Stefano Mauri e Alessandro Matri hanno incontrato gli alunni della scuola Nelson Mandela durante l’iniziativa “Dalla scuola allo stadio, il modo giusto per sostenere lo sport” e hanno risposto alle domande ricevute. Il primo a prendere parola è stato il centrocampista, che ha spiegato cosa rappresenta il derby a Roma:
“Rispondo io perché ne ho giocati di più -inizia Stefano Mauri, come riportato dal sito ufficiale-. Il derby è una partita particolare soprattutto a Roma, la città lo sente molto. È un’emozione particolare ed unica, difficile da descrivere e spiegare. Bisogna viverla per capire, già dal ritiro estivo si aspetta questa data, con tanta voglia di fare. Si gioca non solo per la squadra ma per la città intera. Il derby più bello? Quello del 26 maggio, quando abbiamo vinto la Coppa Italia. Ogni derby è particolare, quello è unico e rimarrà l’unico della storia. Per me, da Capitano, alzare quella Coppa è stata un’emozione indescrivibile”.
SUL SUO GOL PIÙ BELLO – “Probabilmente la rovesciata contro il Napoli anche se ricordo molto bene i tre fatti ai derby, sono quelli che ricordo maggiormente, ma ne ho fatti tanti per fortuna. È sempre bello segnare un gol, una gioia, a prescindere da chi segna. Certe volte però, può succedere di segnare a una ex squadra, a me è capitato più di una volta. Sei contento per il gol fatto, ma è una strana sensazione. Mio padre giocava a calcio, nella squadra del paese. Mi ha trasmesso la passione, per fortuna è diventata un lavoro“.
SUL GIOCATORE PIÙ FORTE INCONTRATO – “Il giocatore più forte che ho affrontato è forse Pirlo, dovevo seguirlo in campo quando non avevo palla. Non sembra, ma corre veramente tanto -termina Mauri-. Ronaldo-Messi? Una bella domanda, vanno bene entrambi. Probabilmente è più forte Messi, ma Ronaldo lo sta raggiungendo”.
Dopo Mauri è stato Matri a rispondere alle domande degli studenti.
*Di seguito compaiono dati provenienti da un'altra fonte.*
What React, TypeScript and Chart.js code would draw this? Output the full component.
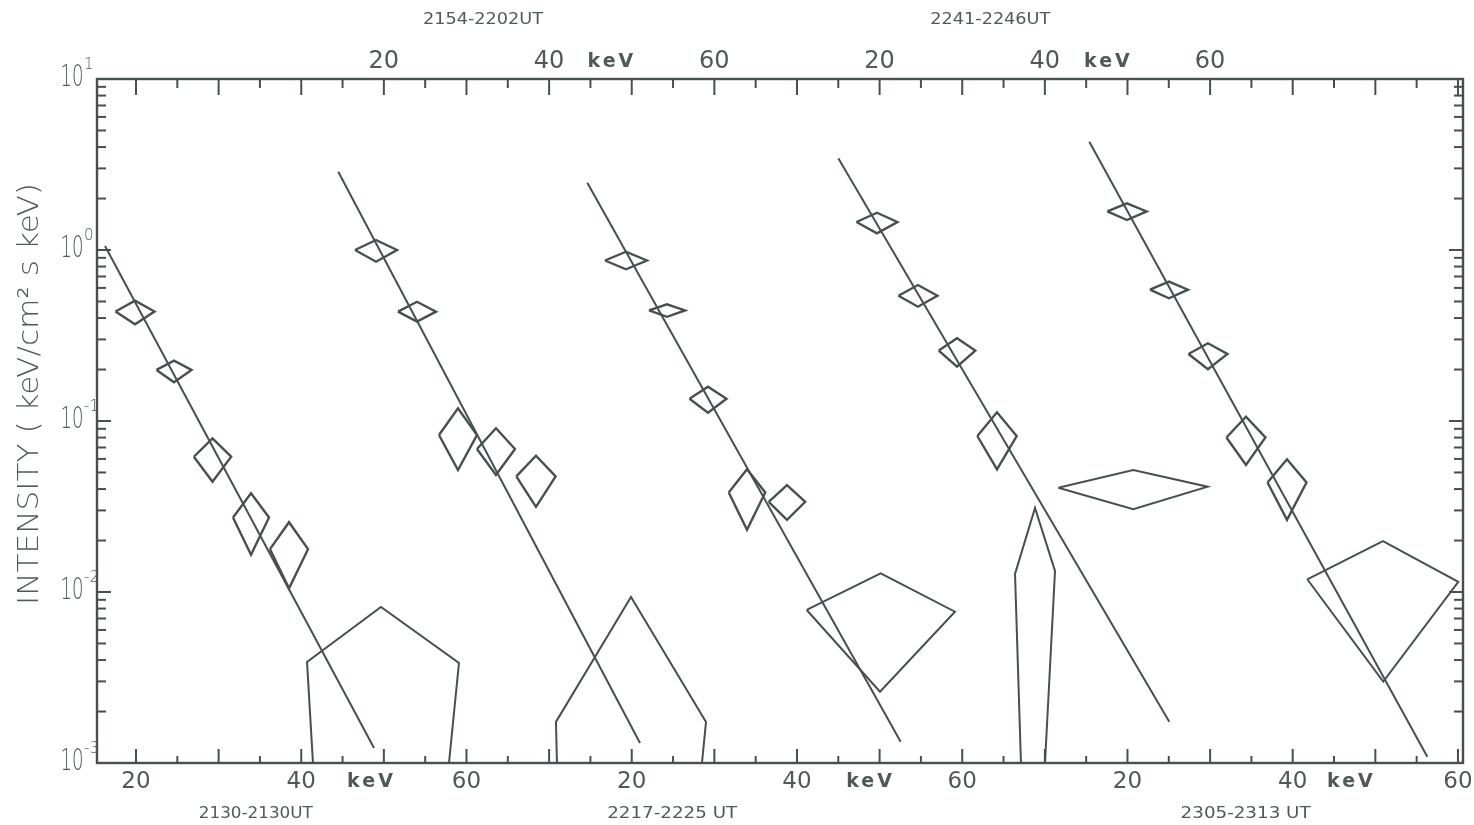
import React, { useEffect, useRef } from 'react';
import { Chart, registerables } from 'chart.js';

Chart.register(...registerables);

// ---- axis ranges (combined energy axis; each spectrum is offset along it) ----
const X_MIN = 15.28;
const X_MAX = 180.61;
const Y_MIN = 0.001;
const Y_MAX = 10;

// ---- time intervals of the five spectra ----
const bottomTimes = ['2130-2130UT', '2217-2225 UT', '2305-2313 UT'];
const bottomTimePos = [34.5, 84.9, 154.3];
const topTimes = ['2154-2202UT', '2241-2246UT'];
const topTimePos = [62.0, 123.4];

// ---- axis tick labels ----
const bottomLabelPos = [20, 40, 48.5, 60, 80, 100, 108.9, 120, 140, 160, 167.1, 180];
const bottomLabelText = ['20', '40', 'keV', '60', '20', '40', 'keV', '60', '20', '40', 'keV', '60'];
const topLabelPos = [50, 70, 77.6, 90, 110, 130, 137.7, 150];
const topLabelText = ['20', '40', 'keV', '60', '20', '40', 'keV', '60'];
const yDecades = [0.001, 0.01, 0.1, 1, 10];
const yDecadeExp = ['-3', '-2', '-1', '0', '1'];

// ---- power-law fit lines: [start, end] ----
const fitEnergy = [
  [16.25, 48.81],
  [44.48, 81.0],
  [74.62, 112.55],
  [105.0, 145.06],
  [135.38, 176.29],
];
const fitIntensity = [
  [1.055, 0.001225],
  [2.871, 0.001309],
  [2.475, 0.001332],
  [3.438, 0.001744],
  [4.298, 0.001088],
];

// ---- measured points (error diamonds) ----
const pointEnergy = [
  [19.88, 24.6, 29.26, 33.92, 38.52],
  [49.05, 54.01, 58.97, 63.57, 68.41],
  [79.3, 84.27, 89.23, 93.95, 98.79],
  [109.68, 114.64, 119.37, 124.21],
  [139.94, 145.02, 149.74, 154.34, 159.31],
];
const pointHalfWidth = [
  [2.36, 2.12, 2.26, 2.18, 2.3],
  [2.54, 2.3, 2.3, 2.3, 2.38],
  [2.54, 2.18, 2.24, 2.21, 2.21],
  [2.48, 2.36, 2.21, 2.38],
  [2.38, 2.3, 2.36, 2.36, 2.36],
];
const pointIntensity = [
  [0.437, 0.199, 0.0618, 0.0273, 0.0178],
  [1.0, 0.436, 0.0828, 0.0686, 0.0474],
  [0.868, 0.443, 0.135, 0.0382, 0.0337],
  [1.458, 0.54, 0.258, 0.0817],
  [1.68, 0.586, 0.2465, 0.0801, 0.0437],
];
const pointHigh = [
  [0.505, 0.2253, 0.0792, 0.0378, 0.0256],
  [1.144, 0.498, 0.1187, 0.0907, 0.0627],
  [0.977, 0.481, 0.1587, 0.0522, 0.0422],
  [1.652, 0.624, 0.3045, 0.1124],
  [1.876, 0.653, 0.2847, 0.106, 0.0597],
];
const pointLow = [
  [0.368, 0.1684, 0.0442, 0.0165, 0.0105],
  [0.854, 0.381, 0.0517, 0.0483, 0.0315],
  [0.771, 0.407, 0.1118, 0.0231, 0.0264],
  [1.252, 0.466, 0.2077, 0.0522],
  [1.497, 0.522, 0.2006, 0.0553, 0.0264],
];

// ---- high-energy outlines (upper-limit / wide-bin shapes) ----
const outlineEnergy = [
  [41.42, 40.7, 49.65, 59.09, 57.88],
  [70.95, 70.83, 79.91, 88.99, 88.5],
  [101.18, 110.13, 119.12, 110.05, 101.18],
  [127.11, 126.39, 128.81, 131.23, 130.02],
  [131.63, 140.7, 149.71, 140.7, 131.63],
  [161.76, 170.92, 180.04, 170.96, 161.76],
];
const outlineIntensity = [
  [0.001, 0.0039, 0.00818, 0.00385, 0.001],
  [0.001, 0.00174, 0.00935, 0.00174, 0.001],
  [0.00785, 0.01287, 0.00767, 0.00261, 0.00785],
  [0.001, 0.01275, 0.031, 0.01327, 0.001],
  [0.0407, 0.0517, 0.0413, 0.0305, 0.0407],
  [0.01187, 0.01987, 0.01148, 0.00299, 0.01187],
];

const INK = '#475050';
const TEXT = '#505858';
const FONT = "'DejaVu Sans', sans-serif";

function buildDatasets() {
  const ds: any[] = [];
  const base = {
    type: 'line',
    pointRadius: 0,
    borderColor: INK,
    backgroundColor: 'transparent',
    fill: false,
    tension: 0,
  };
  fitEnergy.forEach((e, i) => {
    ds.push({
      ...base,
      borderWidth: 2,
      data: e.map((x, k) => ({ x, y: fitIntensity[i][k] })),
    });
  });
  pointEnergy.forEach((row, p) => {
    row.forEach((e, k) => {
      const w = pointHalfWidth[p][k];
      const m = pointIntensity[p][k];
      ds.push({
        ...base,
        borderWidth: 2.4,
        data: [
          { x: e - w, y: m },
          { x: e, y: pointHigh[p][k] },
          { x: e + w, y: m },
          { x: e, y: pointLow[p][k] },
          { x: e - w, y: m },
        ],
      });
    });
  });
  outlineEnergy.forEach((row, i) => {
    ds.push({
      ...base,
      borderWidth: 2,
      data: row.map((x, k) => ({ x, y: outlineIntensity[i][k] })),
    });
  });
  return ds;
}

function drawText(ctx: CanvasRenderingContext2D, s: string, x: number, y: number, font: string, align: CanvasTextAlign = 'center', spacing = '0px') {
  ctx.save();
  ctx.font = font;
  ctx.textAlign = align;
  ctx.textBaseline = 'middle';
  (ctx as any).letterSpacing = spacing;
  ctx.fillText(s, x, y);
  ctx.restore();
}

function drawFitted(ctx: CanvasRenderingContext2D, s: string, cx: number, cy: number, font: string, width: number, rotate = 0) {
  ctx.save();
  ctx.font = font;
  const w = ctx.measureText(s).width;
  ctx.translate(cx, cy);
  ctx.rotate(rotate);
  ctx.scale(width / w, 1);
  ctx.textAlign = 'center';
  ctx.textBaseline = 'middle';
  ctx.fillText(s, 0, 0);
  ctx.restore();
}

const framePlugin = {
  id: 'frame',
  afterDraw(chart: any) {
    const { ctx, chartArea: a } = chart;
    const xs = chart.scales.x;
    const ys = chart.scales.y;
    ctx.save();
    ctx.strokeStyle = INK;
    ctx.fillStyle = TEXT;
    ctx.lineCap = 'butt';
    ctx.lineWidth = 2.4;
    ctx.strokeRect(a.left, a.top, a.right - a.left, a.bottom - a.top);

    const seg = (x1: number, y1: number, x2: number, y2: number) => {
      ctx.beginPath();
      ctx.moveTo(x1, y1);
      ctx.lineTo(x2, y2);
      ctx.stroke();
    };

    ctx.lineWidth = 2;
    for (let v = 20; v <= 180; v += 5) {
      const px = xs.getPixelForValue(v);
      const major = v % 10 === 0;
      seg(px, a.bottom, px, a.bottom - (major ? 14 : 7));
      seg(px, a.top, px, a.top + (major ? 16 : 9));
    }
    for (let d = 0; d < yDecades.length; d++) {
      for (let m = 1; m <= 9; m++) {
        const v = yDecades[d] * m;
        if (v > Y_MAX * 1.0001) break;
        const py = ys.getPixelForValue(v);
        const len = m === 1 ? 14 : 9;
        seg(a.left, py, a.left + len, py);
        seg(a.right, py, a.right - len, py);
      }
    }

    // bottom labels
    bottomLabelPos.forEach((v, i) => {
      const px = xs.getPixelForValue(v);
      const t = bottomLabelText[i];
      if (t === 'keV') drawText(ctx, t, px, a.bottom + 19, `600 19px ${FONT}`, 'center', '3px');
      else drawText(ctx, t, px, a.bottom + 19, `23px ${FONT}`);
    });
    topLabelPos.forEach((v, i) => {
      const px = xs.getPixelForValue(v);
      const t = topLabelText[i];
      if (t === 'keV') drawText(ctx, t, px, a.top - 17, `600 19px ${FONT}`, 'center', '3px');
      else drawText(ctx, t, px, a.top - 17, `24px ${FONT}`);
    });

    // y decade labels
    yDecades.forEach((v, i) => {
      const py = ys.getPixelForValue(v);
      drawFitted(ctx, '10', 72, py - 1, `300 30px ${FONT}`, 23);
      drawText(ctx, yDecadeExp[i], 84, py - 14, `300 15px ${FONT}`, 'left');
    });

    // time labels
    bottomTimes.forEach((s, i) => {
      drawFitted(ctx, s, xs.getPixelForValue(bottomTimePos[i]), 814, `16px ${FONT}`, s.includes(' ') ? 130 : 114);
    });
    topTimes.forEach((s, i) => {
      drawFitted(ctx, s, xs.getPixelForValue(topTimePos[i]), 20, `16px ${FONT}`, 120);
    });

    // y axis title
    drawFitted(ctx, 'INTENSITY ( keV/cm\u00B2 s keV)', 31, 394, `300 28px ${FONT}`, 422, -Math.PI / 2);
    ctx.restore();
  },
};

export default function App() {
  const ref = useRef<HTMLCanvasElement | null>(null);
  useEffect(() => {
    if (!ref.current) return;
    const chart = new Chart(ref.current, {
      type: 'line',
      data: { datasets: buildDatasets() },
      options: {
        animation: false,
        responsive: false,
        events: [],
        layout: { padding: { left: 97, top: 79, right: 11, bottom: 62 } },
        plugins: { legend: { display: false }, tooltip: { enabled: false } },
        scales: {
          x: { type: 'linear', display: false, min: X_MIN, max: X_MAX },
          y: { type: 'logarithmic', display: false, min: Y_MIN, max: Y_MAX },
        },
      },
      plugins: [framePlugin],
    } as any);
    return () => chart.destroy();
  }, []);
  return (
    <div style={{ position: 'fixed', left: 0, top: 0, width: 1474, height: 825, background: '#fff' }}>
      <canvas ref={ref} width={1474} height={825} style={{ display: 'block', width: 1474, height: 825 }} />
    </div>
  );
}
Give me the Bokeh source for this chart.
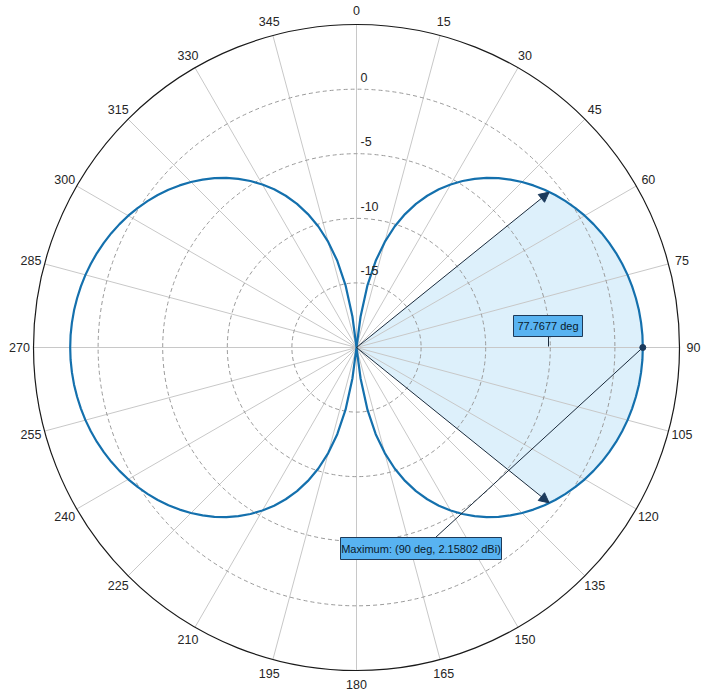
import numpy as np
from bokeh.plotting import figure
from bokeh.models import Arrow, NormalHead
from bokeh.core.properties import value
from bokeh.embed import file_html
from bokeh.resources import INLINE

# ---------------- data ----------------
angles_deg = [i * 2.5 for i in range(144)]  # 0 .. 357.5
gain_dbi = [
    # 0 - 90
    -20.0, -20.0, -20.0, -17.58, -15.09, -13.13, -11.54, -10.18, -9.01, -7.97,
    -7.04, -6.19, -5.43, -4.72, -4.06, -3.46, -2.89, -2.37, -1.88, -1.43,
    -1.00, -0.61, -0.25, 0.09, 0.40, 0.68, 0.94, 1.17, 1.38, 1.56,
    1.72, 1.85, 1.96, 2.05, 2.11, 2.15, 2.16,
    # 92.5 - 180
    2.15, 2.11, 2.05, 1.96, 1.85, 1.72, 1.56, 1.38, 1.17, 0.94,
    0.68, 0.40, 0.09, -0.25, -0.61, -1.00, -1.43, -1.88, -2.37, -2.89,
    -3.46, -4.06, -4.72, -5.43, -6.19, -7.04, -7.97, -9.01, -10.18, -11.54,
    -13.13, -15.09, -17.58, -20.0, -20.0, -20.0,
    # 182.5 - 270
    -20.0, -20.0, -17.58, -15.09, -13.13, -11.54, -10.18, -9.01, -7.97, -7.04,
    -6.19, -5.43, -4.72, -4.06, -3.46, -2.89, -2.37, -1.88, -1.43, -1.00,
    -0.61, -0.25, 0.09, 0.40, 0.68, 0.94, 1.17, 1.38, 1.56, 1.72,
    1.85, 1.96, 2.05, 2.11, 2.15, 2.16,
    # 272.5 - 357.5
    2.15, 2.11, 2.05, 1.96, 1.85, 1.72, 1.56, 1.38, 1.17, 0.94,
    0.68, 0.40, 0.09, -0.25, -0.61, -1.00, -1.43, -1.88, -2.37, -2.89,
    -3.46, -4.06, -4.72, -5.43, -6.19, -7.04, -7.97, -9.01, -10.18, -11.54,
    -13.13, -15.09, -17.58, -20.0, -20.0,
]
angle_ticks = [0, 15, 30, 45, 60, 75, 90, 105, 120, 135, 150, 165,
               180, 195, 210, 225, 240, 255, 270, 285, 300, 315, 330, 345]
angle_tick_labels = [str(a) for a in angle_ticks]
ring_levels = [-15, -10, -5, 0]
ring_labels = ["-15", "-10", "-5", "0"]
r_min, r_max = -20.0, 5.0

max_angle = 90.0
max_gain = 2.15802
beamwidth = 77.7677

# ---------------- helpers ----------------
R_OUT = 323.0                    # px radius of outer circle
K = R_OUT / (r_max - r_min)      # px per dB


def to_xy(db, ang):
    db = np.clip(np.asarray(db, dtype=float), r_min, None)
    a = np.radians(np.asarray(ang, dtype=float))
    r = (db - r_min) * K
    return r * np.sin(a), r * np.cos(a)


W, H = 710, 694
CX, CY = 356, 347   # center location inside figure (px from left / top)

p = figure(width=W, height=H, x_range=(-CX, W - CX), y_range=(-(H - CY), CY),
           output_backend="svg", toolbar_location=None, min_border=0,
           x_axis_location=None, y_axis_location=None)
p.grid.visible = False
p.outline_line_color = None
p.background_fill_color = "white"

FONT = value("Liberation Sans")
TXT = "#262626"

# ---- beamwidth shaded region ----
a_lo = max_angle - beamwidth / 2
a_hi = max_angle + beamwidth / 2
hp = max_gain - 3.0
ang_arr = np.array(angles_deg)
g_arr = np.array(gain_dbi)
sel = (ang_arr > a_lo) & (ang_arr < a_hi)
fa = np.concatenate([[a_lo], ang_arr[sel], [a_hi]])
fg = np.concatenate([[hp], g_arr[sel], [hp]])
fx, fy = to_xy(fg, fa)
p.patch(np.concatenate([[0], fx, [0]]), np.concatenate([[0], fy, [0]]),
        fill_color="#DDF0FB", line_color=None)

# ---- radial grid lines ----
ex, ey = to_xy([r_max] * len(angle_ticks), angle_ticks)
p.segment(x0=[0] * len(angle_ticks), y0=[0] * len(angle_ticks), x1=ex, y1=ey,
          line_color="#C8C8C8", line_width=1)

# ---- dashed magnitude rings ----
ring_r = [(lv - r_min) * K for lv in ring_levels]
p.circle(x=[0] * len(ring_r), y=[0] * len(ring_r), radius=ring_r,
         fill_color=None, line_color="#9A9A9A", line_dash="4 3", line_width=1)

# ---- outer circle ----
p.circle(x=[0], y=[0], radius=[R_OUT], fill_color=None, line_color="#1A1A1A",
         line_width=1.2)

# ---- pattern ----
px_, py_ = to_xy(gain_dbi + [gain_dbi[0]], angles_deg + [angles_deg[0]])
p.line(px_, py_, line_color="#1470AD", line_width=2.2)

# ---- beamwidth arrows ----
for a in (a_lo, a_hi):
    tx, ty = to_xy([hp], [a])
    p.add_layout(Arrow(end=NormalHead(size=10, fill_color="#1B3A5C",
                                      line_color="#1B3A5C", line_width=1),
                       x_start=0, y_start=0, x_end=float(tx[0]), y_end=float(ty[0]),
                       line_color="#1B2B3C", line_width=1))

# ---- maximum marker & callout ----
mx, my = to_xy([max_gain], [max_angle])
p.segment(x0=[mx[0]], y0=[my[0]], x1=[79], y1=[-190], line_color="#1B2B3C",
          line_width=1)
p.scatter(x=mx, y=my, size=6, fill_color="#1B3A5C", line_color="#1B3A5C")

# beamwidth callout tick
p.segment(x0=[192], y0=[11], x1=[192], y1=[1], line_color="#1B2B3C", line_width=1)

p.rect(x=[191.5], y=[21.5], width=[69], height=[21], fill_color="#58B3F1",
       line_color="#1E3A58", line_width=1)
p.text(x=[191.5], y=[21.5], text=["%.4f deg" % beamwidth], text_align="center",
       text_baseline="middle", text_font=FONT, text_font_size="11px",
       text_color="#0B1A2A")

p.rect(x=[64.5], y=[-201], width=[161], height=[22], fill_color="#58B3F1",
       line_color="#1E3A58", line_width=1)
p.text(x=[64.5], y=[-201],
       text=["Maximum: (%g deg, %.5f dBi)" % (max_angle, max_gain)],
       text_align="center", text_baseline="middle", text_font=FONT,
       text_font_size="11px", text_color="#0B1A2A")

# ---- angle labels ----
lx, ly = to_xy([r_max + 14.0 / K] * len(angle_ticks), angle_ticks)
p.text(x=lx, y=ly, text=angle_tick_labels, text_align="center",
       text_baseline="middle", text_font=FONT, text_font_size="12.5px",
       text_color=TXT)

# ---- ring labels ----
p.text(x=[4] * len(ring_r), y=[r + 12 for r in ring_r], text=ring_labels,
       text_align="left", text_baseline="middle", text_font=FONT,
       text_font_size="12.5px", text_color=TXT)

open("out.html", "w").write(file_html(p, INLINE))
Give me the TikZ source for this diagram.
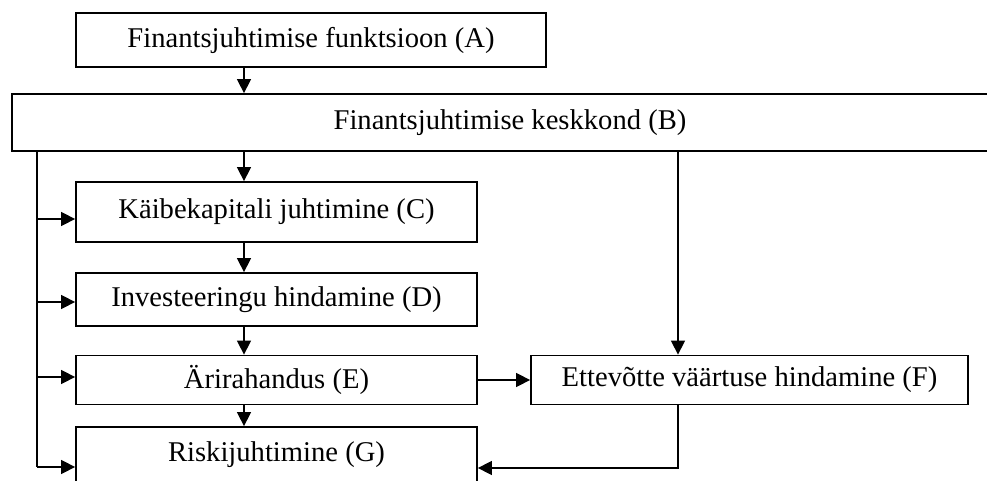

La punta arrivata in estate alla Lazio è partito dal ciclismo, sport praticato in famiglia, ma poi si è allontanato e ha spiegato i motivi:
“Io ho iniziato dal ciclismo perché mio padre era il presidente della squadra del paese, mio fratello lo faceva, mio zio pure quindi mi sono aggregato. Crescendo ho voluto seguire gli amici quindi mi divertivo di più giocando a pallone. Lasciai anche perché era uno sport abbastanza duro da fare da bambini, dovevi allenarti da solo, ho preferito allenarmi con il pallone anche perché mi riusciva meglio”.
SULL’IMPORTANZA DELLO STUDIO ANCHE SE SI GIOCA – “Ai ragazzi che vogliono giocare a calcio ma devono studiare rispondo che bisogna far combaciare tutte e due le cose –prosegue l’attaccante biancoceleste-. Anche noi siamo andati a scuola e abbiamo raggiunto gli obiettivi sporadici facendo combaciare gli impegni sportivi. La scuola insegna a comportarsi ed a stare in mezzo alla gente, però è anche giusto far combaciare lo sport, una cosa sana che permette di divertirsi e staccare la testa dalle altre cose”.